Space to Travel & navigate
We no longer use paper maps to get around by car; today’s satnavs have everything we need to get safely from A to B. Geolocation also lets us precisely identify people adrift at sea or in other dangerous situations. Satellite navigation systems are used at airports to assist pilots during takeoff and landing. They also serve a host of other applications like tracking ships, search & rescue, the Internet of Things (IoT) and agriculture. And they have already helped save many human lives.
As a pivotal player in programs like Galileo and EGNOS, Thales Alenia Space has always been a pioneer in satellite navigation systems.
About EGNOS
EGNOS (European Geostationary Navigation Overlay Service) is the system used to augment Galileo’s accuracy and performance all over Europe. Its services help aircraft land at small airports and assist shipping, typically for operations like conveying a platform through tight channels. Thales Alenia Space has continually enhanced the ground system to ensure the integrity vital to ultra-precise and reliable positioning requirements for new applications like autonomous road, rail and maritime transportation systems. Safety-of-life services already exist for aviation.

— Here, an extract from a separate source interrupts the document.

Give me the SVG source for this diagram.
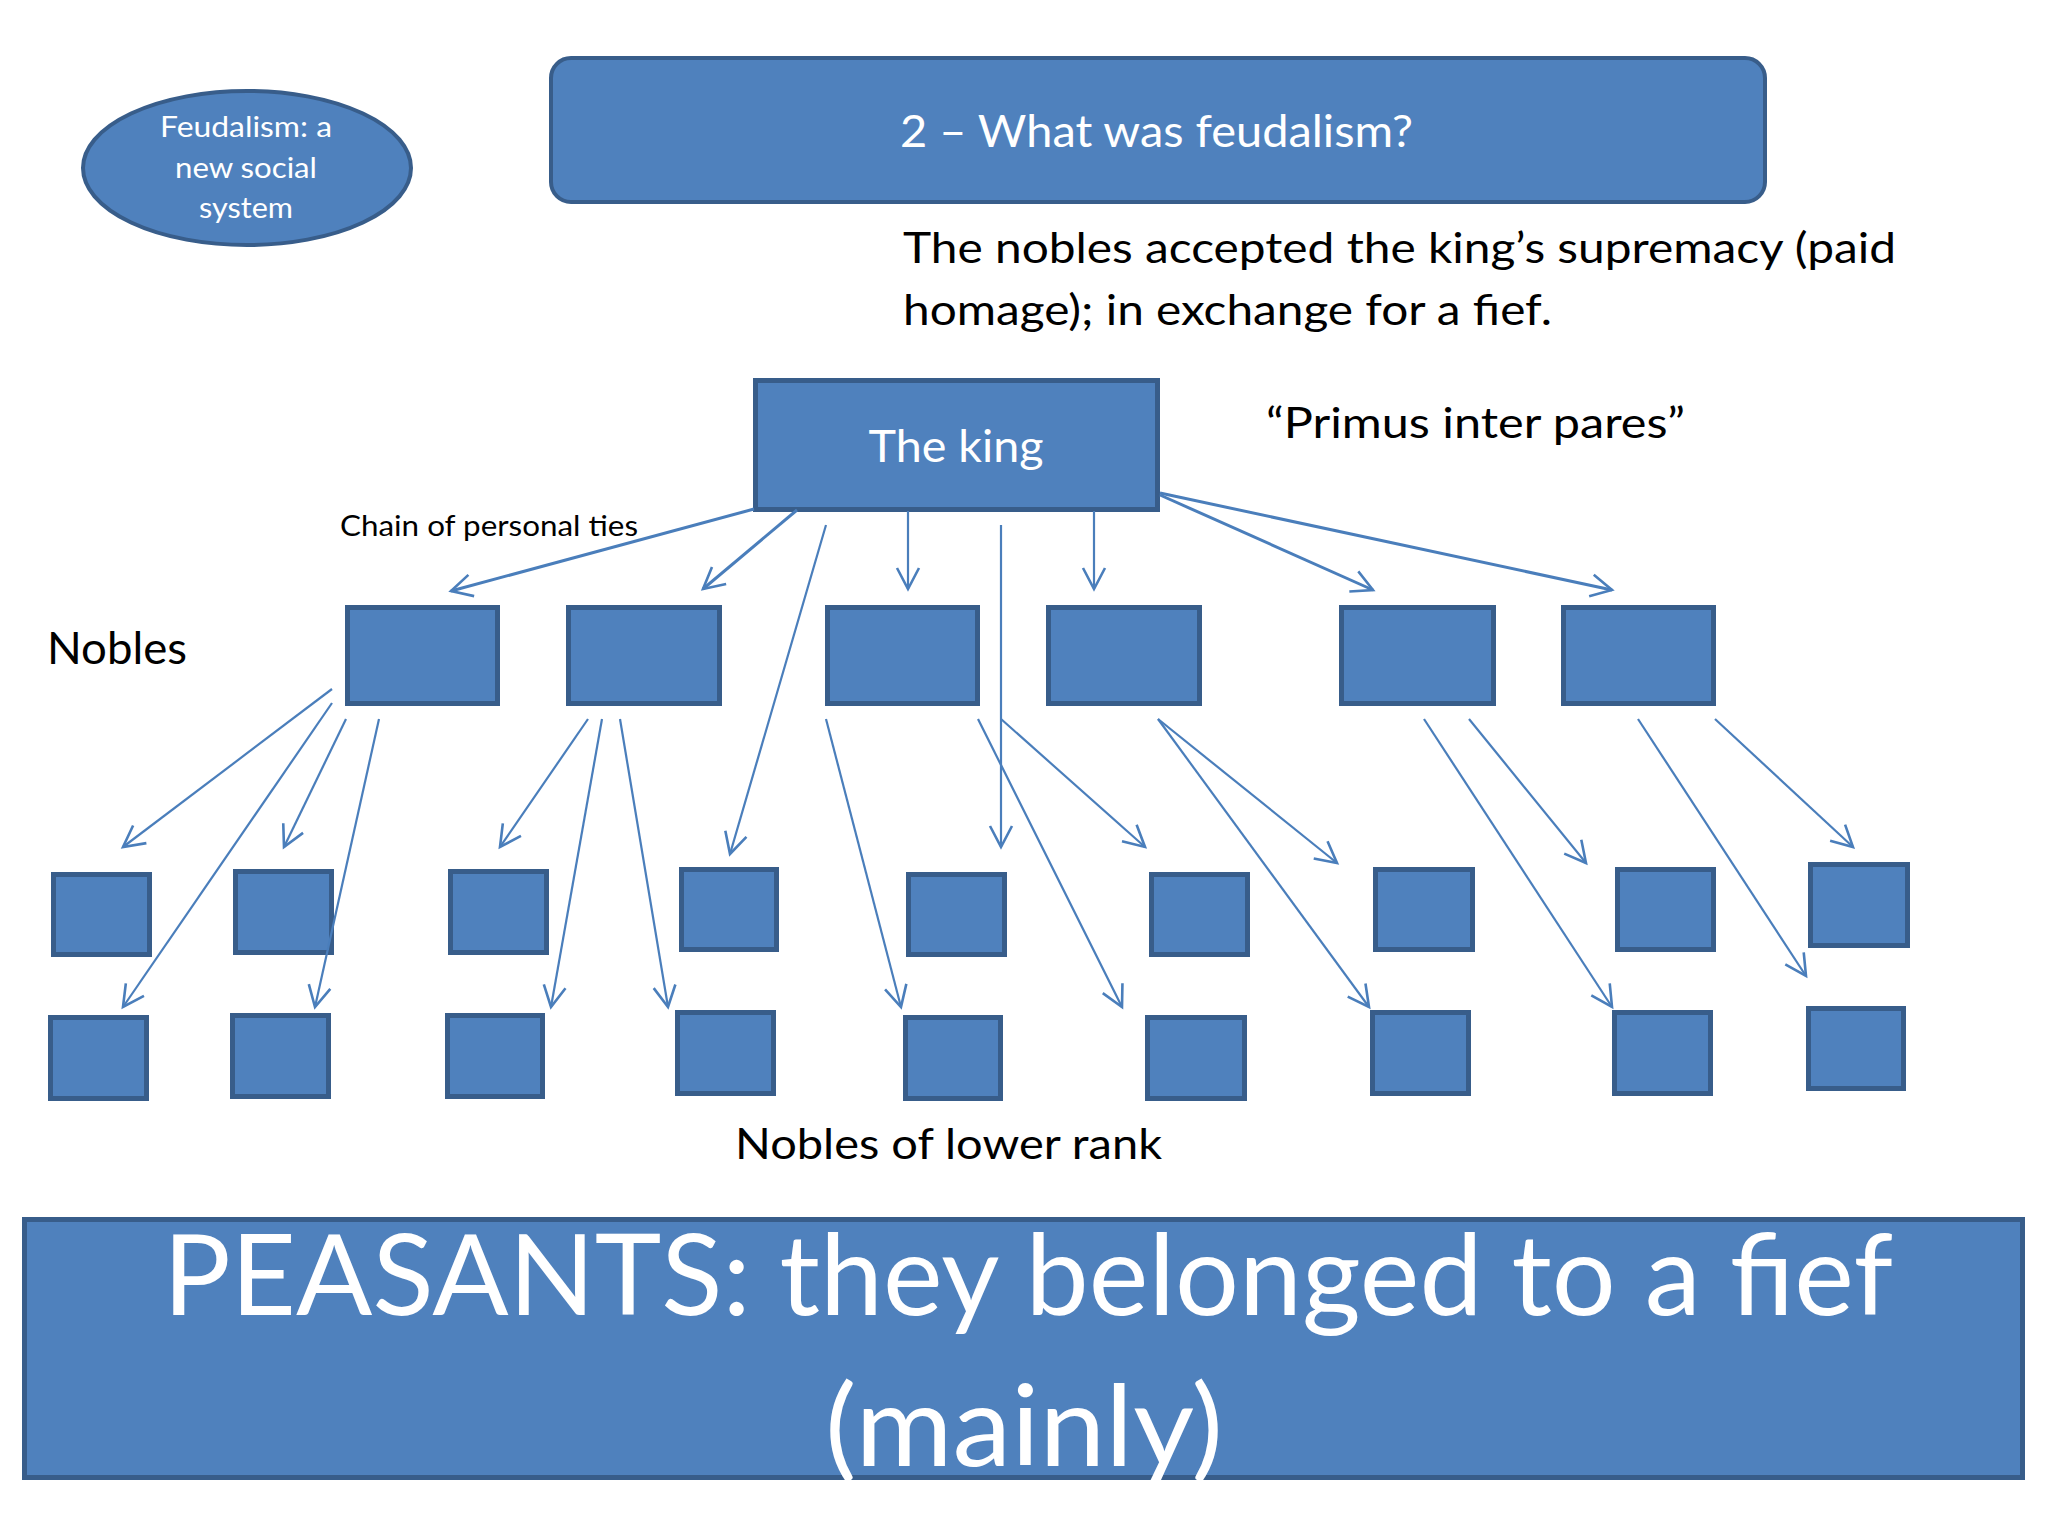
<svg xmlns="http://www.w3.org/2000/svg" width="2048" height="1536" viewBox="0 0 2048 1536">
<defs>
<style>
.box{fill:#4f81bd;stroke:#385d8a;stroke-width:5}
.wt{fill:#ffffff;font-family:Lato,"Open Sans",sans-serif}
.bt{fill:#000000;font-family:Lato,"Open Sans",sans-serif}
.c{fill:none;stroke:#4a7ebb;stroke-width:2.2;marker-end:url(#arr)}
.ct{stroke-width:3}
</style>
<marker id="arr" markerUnits="userSpaceOnUse" markerWidth="30" markerHeight="30" viewBox="0 0 30 30" refX="25" refY="15" orient="auto">
<path d="M4,4 L25,15 L4,26" fill="none" stroke="#4a7ebb" stroke-width="2.6"/>
</marker>
</defs>
<rect width="2048" height="1536" fill="#ffffff"/>

<g id="oval-feudalism">
<ellipse cx="247" cy="168" rx="164" ry="77" fill="#4f81bd" stroke="#385d8a" stroke-width="4"/>
<text class="wt" font-size="28" text-anchor="middle" x="246" y="137" textLength="172" lengthAdjust="spacingAndGlyphs">Feudalism: a</text>
<text class="wt" font-size="28" text-anchor="middle" x="246" y="178" textLength="142" lengthAdjust="spacingAndGlyphs">new social</text>
<text class="wt" font-size="28" text-anchor="middle" x="246" y="218" textLength="94" lengthAdjust="spacingAndGlyphs">system</text>
</g>

<g id="title">
<rect x="551" y="58" width="1214" height="144" rx="20" fill="#4f81bd" stroke="#385d8a" stroke-width="4"/>
<text class="wt" font-size="45" text-anchor="middle" x="1156.5" y="147" textLength="513" lengthAdjust="spacingAndGlyphs">2 – What was feudalism?</text>
</g>

<g id="homage-text">
<text class="bt" font-size="42" x="903" y="263" textLength="993" lengthAdjust="spacingAndGlyphs">The nobles accepted the king’s supremacy (paid</text>
<text class="bt" font-size="42" x="903" y="325" textLength="649" lengthAdjust="spacingAndGlyphs">homage); in exchange for a fief.</text>
</g>

<g id="king">
<rect class="box" x="755.5" y="380.5" width="402" height="129"/>
<text class="wt" font-size="45" text-anchor="middle" x="956" y="462" textLength="175" lengthAdjust="spacingAndGlyphs">The king</text>
</g>

<g id="primus-label">
<text class="bt" font-size="43" x="1266" y="438" textLength="419" lengthAdjust="spacingAndGlyphs">“Primus inter pares”</text>
</g>

<g id="chain-label">
<text class="bt" font-size="29" x="340" y="536" textLength="298" lengthAdjust="spacingAndGlyphs">Chain of personal ties</text>
</g>

<g id="nobles-label">
<text class="bt" font-size="45" x="47" y="664" textLength="140" lengthAdjust="spacingAndGlyphs">Nobles</text>
</g>

<g id="noble-1"><rect class="box" x="347.5" y="607.5" width="150" height="96"/></g>
<g id="noble-2"><rect class="box" x="568.5" y="607.5" width="151" height="96"/></g>
<g id="noble-3"><rect class="box" x="827.5" y="607.5" width="150" height="96"/></g>
<g id="noble-4"><rect class="box" x="1048.5" y="607.5" width="151" height="96"/></g>
<g id="noble-5"><rect class="box" x="1341.5" y="607.5" width="152" height="96"/></g>
<g id="noble-6"><rect class="box" x="1563.5" y="607.5" width="150" height="96"/></g>

<g id="lower-a1"><rect class="box" x="53.5" y="874.5" width="96" height="80"/></g>
<g id="lower-a2"><rect class="box" x="235.5" y="871.5" width="96" height="81"/></g>
<g id="lower-a3"><rect class="box" x="450.5" y="871.5" width="96" height="81"/></g>
<g id="lower-a4"><rect class="box" x="681.5" y="869.5" width="95" height="80"/></g>
<g id="lower-a5"><rect class="box" x="908.5" y="874.5" width="96" height="80"/></g>
<g id="lower-a6"><rect class="box" x="1151.5" y="874.5" width="96" height="80"/></g>
<g id="lower-a7"><rect class="box" x="1375.5" y="869.5" width="97" height="80"/></g>
<g id="lower-a8"><rect class="box" x="1617.5" y="869.5" width="96" height="80"/></g>
<g id="lower-a9"><rect class="box" x="1810.5" y="864.5" width="97" height="81"/></g>

<g id="lower-b1"><rect class="box" x="50.5" y="1017.5" width="96" height="81"/></g>
<g id="lower-b2"><rect class="box" x="232.5" y="1015.5" width="96" height="81"/></g>
<g id="lower-b3"><rect class="box" x="447.5" y="1015.5" width="95" height="81"/></g>
<g id="lower-b4"><rect class="box" x="677.5" y="1012.5" width="96" height="81"/></g>
<g id="lower-b5"><rect class="box" x="905.5" y="1017.5" width="95" height="81"/></g>
<g id="lower-b6"><rect class="box" x="1147.5" y="1017.5" width="97" height="81"/></g>
<g id="lower-b7"><rect class="box" x="1372.5" y="1012.5" width="96" height="81"/></g>
<g id="lower-b8"><rect class="box" x="1614.5" y="1012.5" width="96" height="81"/></g>
<g id="lower-b9"><rect class="box" x="1808.5" y="1008.5" width="95" height="80"/></g>

<g id="lower-rank-label">
<text class="bt" font-size="43" x="735" y="1159" textLength="427" lengthAdjust="spacingAndGlyphs">Nobles of lower rank</text>
</g>

<g id="peasants">
<rect class="box" x="24.5" y="1219.5" width="1998" height="258"/>
<text class="wt" font-size="112" text-anchor="middle" x="1028" y="1315" textLength="1730" lengthAdjust="spacingAndGlyphs">PEASANTS: they belonged to a fief</text>
<text class="wt" font-size="112" text-anchor="middle" x="1024" y="1466" textLength="398" lengthAdjust="spacingAndGlyphs">(mainly)</text>
</g>

<g id="connectors">
<line class="c ct" x1="754" y1="509" x2="451" y2="591"/>
<line class="c ct" x1="797" y1="510" x2="703" y2="589"/>
<line class="c" x1="826" y1="525" x2="730" y2="854"/>
<line class="c" x1="908" y1="511" x2="908" y2="589"/>
<line class="c" x1="1001" y1="525" x2="1001" y2="847"/>
<line class="c" x1="1094" y1="511" x2="1094" y2="589"/>
<line class="c ct" x1="1160" y1="495" x2="1373" y2="590"/>
<line class="c ct" x1="1160" y1="493" x2="1612" y2="590"/>

<line class="c" x1="332" y1="689" x2="123" y2="847"/>
<line class="c" x1="332" y1="703" x2="123" y2="1007"/>
<line class="c" x1="346" y1="719" x2="284" y2="847"/>
<line class="c" x1="379" y1="719" x2="315" y2="1007"/>
<line class="c" x1="588" y1="719" x2="500" y2="847"/>
<line class="c" x1="602" y1="719" x2="551" y2="1007"/>
<line class="c" x1="620" y1="719" x2="668" y2="1007"/>
<line class="c" x1="826" y1="719" x2="901" y2="1007"/>
<line class="c" x1="978" y1="719" x2="1122" y2="1007"/>
<line class="c" x1="1001" y1="719" x2="1145" y2="847"/>
<line class="c" x1="1158" y1="719" x2="1337" y2="863"/>
<line class="c" x1="1158" y1="719" x2="1369" y2="1007"/>
<line class="c" x1="1424" y1="719" x2="1612" y2="1007"/>
<line class="c" x1="1469" y1="719" x2="1586" y2="863"/>
<line class="c" x1="1638" y1="719" x2="1806" y2="976"/>
<line class="c" x1="1715" y1="719" x2="1853" y2="847"/>
</g>
</svg>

The Korea Aerospace Research Institute (KARI) turned to us to conceive its own version of EGNOS, KASS (Korea Augmentation Satellite System), which provides safety-of-life services for the aviation, rail, maritime and road sectors. KASS system has been completely operational since 2024. Thales Alenia Space also developed the MEOLUT Next active-antenna system used for satellite search & rescue operations. This solution, renowned for its exceptional coverage and positional accuracy, enables the intergovernmental COSPAS-SARSAT satellite-based search-and-rescue initiative to save hundreds of lives every year.
About Galileo
Thales Alenia Space was involved in every development phase of the first-generation Galileo system, in charge of system support, the Galileo Mission Segment and the Galileo Security Facility. In 2021, our company was selected by ESA, acting for the European Commission, to build 6 of the 12 new satellites for the Galileo Second Generation sovereign constellation.

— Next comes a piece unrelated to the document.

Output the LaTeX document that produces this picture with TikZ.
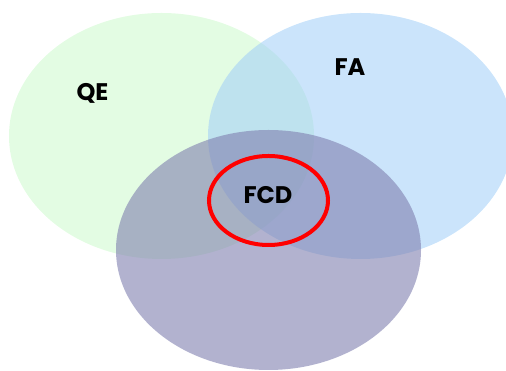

In 2023, we signed contracts with ESA and the Commission to design and build the Galileo Second Generation mission ground segment and provide technical support for systems engineering with our European partners.

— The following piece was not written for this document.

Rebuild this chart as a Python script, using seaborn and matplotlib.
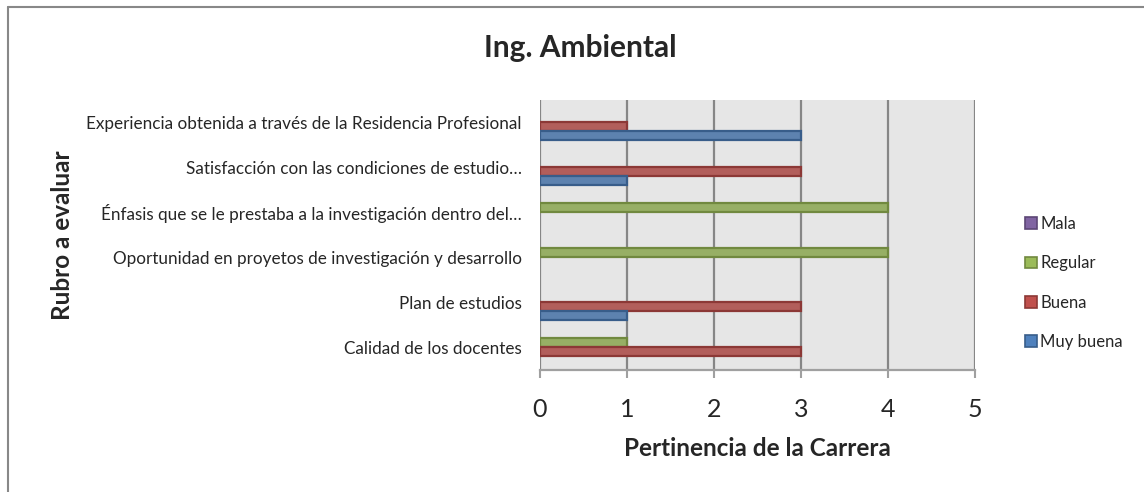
import pandas as pd
import seaborn as sns
import matplotlib.pyplot as plt
from matplotlib.lines import Line2D

# Datos (de arriba hacia abajo)
rubros = [
    'Experiencia obtenida a través de la Residencia Profesional',
    'Satisfacción con las condiciones de estudio…',
    'Énfasis que se le prestaba a la investigación dentro del…',
    'Oportunidad en proyetos de investigación y desarrollo',
    'Plan de estudios',
    'Calidad de los docentes',
]
series = ['Mala', 'Regular', 'Buena', 'Muy buena']
mala = [0, 0, 0, 0, 0, 0]
regular = [0, 0, 4, 4, 0, 1]
buena = [1, 3, 0, 0, 3, 3]
muy_buena = [3, 1, 0, 0, 1, 0]

colores = {'Mala': '#8064A2', 'Regular': '#9BBB59', 'Buena': '#C0504D', 'Muy buena': '#4F81BD'}
bordes = {'Mala': '#5C4776', 'Regular': '#71893F', 'Buena': '#8C3836', 'Muy buena': '#385D8A'}

valores = {'Mala': mala, 'Regular': regular, 'Buena': buena, 'Muy buena': muy_buena}
filas = []
for s in series:
    for r, v in zip(rubros, valores[s]):
        filas.append({'Rubro': r, 'Calificación': s, 'Valor': v})
df = pd.DataFrame(filas)

sns.set_theme(style="white")
plt.rcParams['font.family'] = ['Lato', 'DejaVu Sans']

fig = plt.figure(figsize=(11.44, 4.92), dpi=100)
ax = fig.add_axes([0.472, 0.248, 0.38, 0.549])
ax.set_facecolor('#E6E6E6')

sns.barplot(data=df, y='Rubro', x='Valor', hue='Calificación', order=rubros,
            hue_order=series, palette=colores, width=0.8, ax=ax, legend=False,
            zorder=3)

# bordes más oscuros; las barras en cero no se dibujan
for cont, s in zip(ax.containers, series):
    for p in cont:
        if p.get_width() == 0:
            p.set_visible(False)
        p.set_edgecolor(bordes[s])
        p.set_linewidth(1.6)

ax.set_xlim(0, 5)
ax.set_xticks(range(0, 6))
ax.grid(axis='x', color='#868686', linewidth=1.6, zorder=0)
ax.set_axisbelow(True)
for lado in ['top', 'right', 'left']:
    ax.spines[lado].set_visible(False)
ax.spines['bottom'].set_color('#A0A0A0')
ax.spines['bottom'].set_linewidth(1.6)
ax.tick_params(axis='x', direction='out', length=6, width=1.5, color='#A0A0A0',
               labelsize=18, pad=14, bottom=True)
ax.tick_params(axis='y', length=0, labelsize=12.3, pad=13)
ax.set_xlabel('Pertinencia de la Carrera', fontsize=17.5, fontweight='bold', labelpad=12)
ax.set_ylabel('')

fig.text(0.055, 0.522, 'Rubro a evaluar', rotation=90, ha='center', va='center',
         fontsize=17.5, fontweight='bold')
fig.text(0.507, 0.902, 'Ing. Ambiental', ha='center', va='center',
         fontsize=21.5, fontweight='bold')

handles = [plt.Rectangle((0, 0), 1, 1, facecolor=colores[s], edgecolor=bordes[s], linewidth=1.2)
           for s in series]
fig.legend(handles, series, loc='center left', bbox_to_anchor=(0.883, 0.425),
           frameon=False, fontsize=12, handlelength=0.7, handleheight=0.7,
           handletextpad=0.2, labelspacing=1.4)

# borde del área del gráfico (solo arriba e izquierda visibles)
fig.add_artist(Line2D([0.007, 0.007], [0, 0.986], color='#888888', linewidth=1.5))
fig.add_artist(Line2D([0.007, 1], [0.986, 0.986], color='#888888', linewidth=1.5))

fig.savefig('out.png', dpi=100)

Improved geolocation accuracy and integrity
ESA launched Celeste project in 2024, which is currently in its In-Orbit Demonstrator (IOD) phase. The Celeste demonstration constellation comprises 11 microsatellites that will be orbited, delivered by two prime contractors, with Thales Alenia Space building five spacecraft. This program is designed to enhance resilience and exponentially boost the performance of existing navigation services. Built on a multi-orbit approach, it will work alongside Galileo and other satellite navigation systems to deliver centimeter-level geolocation accuracy, improved robustness, strong resistance to jamming and spoofing and low latency (fast signal acquisition).
The Celeste mission is intended to support emerging use cases such as high-level vehicle autonomy — including continuous coverage in dense urban areas — Internet of Things applications, unmanned aerial and maritime vehicles and 5G/6G terrestrial network synchronization. Embodied first by Celeste program, the Low Earth Orbit Precise Navigation Timing (LEO-PNT) technological approach could pave the way to additional related projects in the Export market.
Geolocation for the Internet of Things
Thales Alenia Space has leveraged its expertise in satellite constellations and navigation to address new markets calling for new navigation and geolocation capabilities, like Kineis, the first French constellation dedicated to the Internet of Things (IoT), and Omnispace.
Kinéis covers 100% of Earth’s surface — including the 85% not served by terrestrial networks. It offers low-power, low-data-rate, near real-time data transmission capabilities for connected devices, regardless of location.
We were the system architect and responsible for the payloads of this constellation featuring 25 nanosatellites, all successfully launched from mid-2024 to early 2025.
Pioneering the future of satellite navigation
For the Moon to become an effective forward base for space exploration, it must first have a reliable and secure navigation and telecommunication infrastructure. This is the goal of the Moonlight program led by ESA. This lunar network will enable real-time communication between Earth and human or robotic missions on the surface, continuous connectivity and precise navigation for rovers and astronauts. To enhance geolocation around the Moon and on the lunar surface, we will supply the space-based navigation segment, comprising four satellites.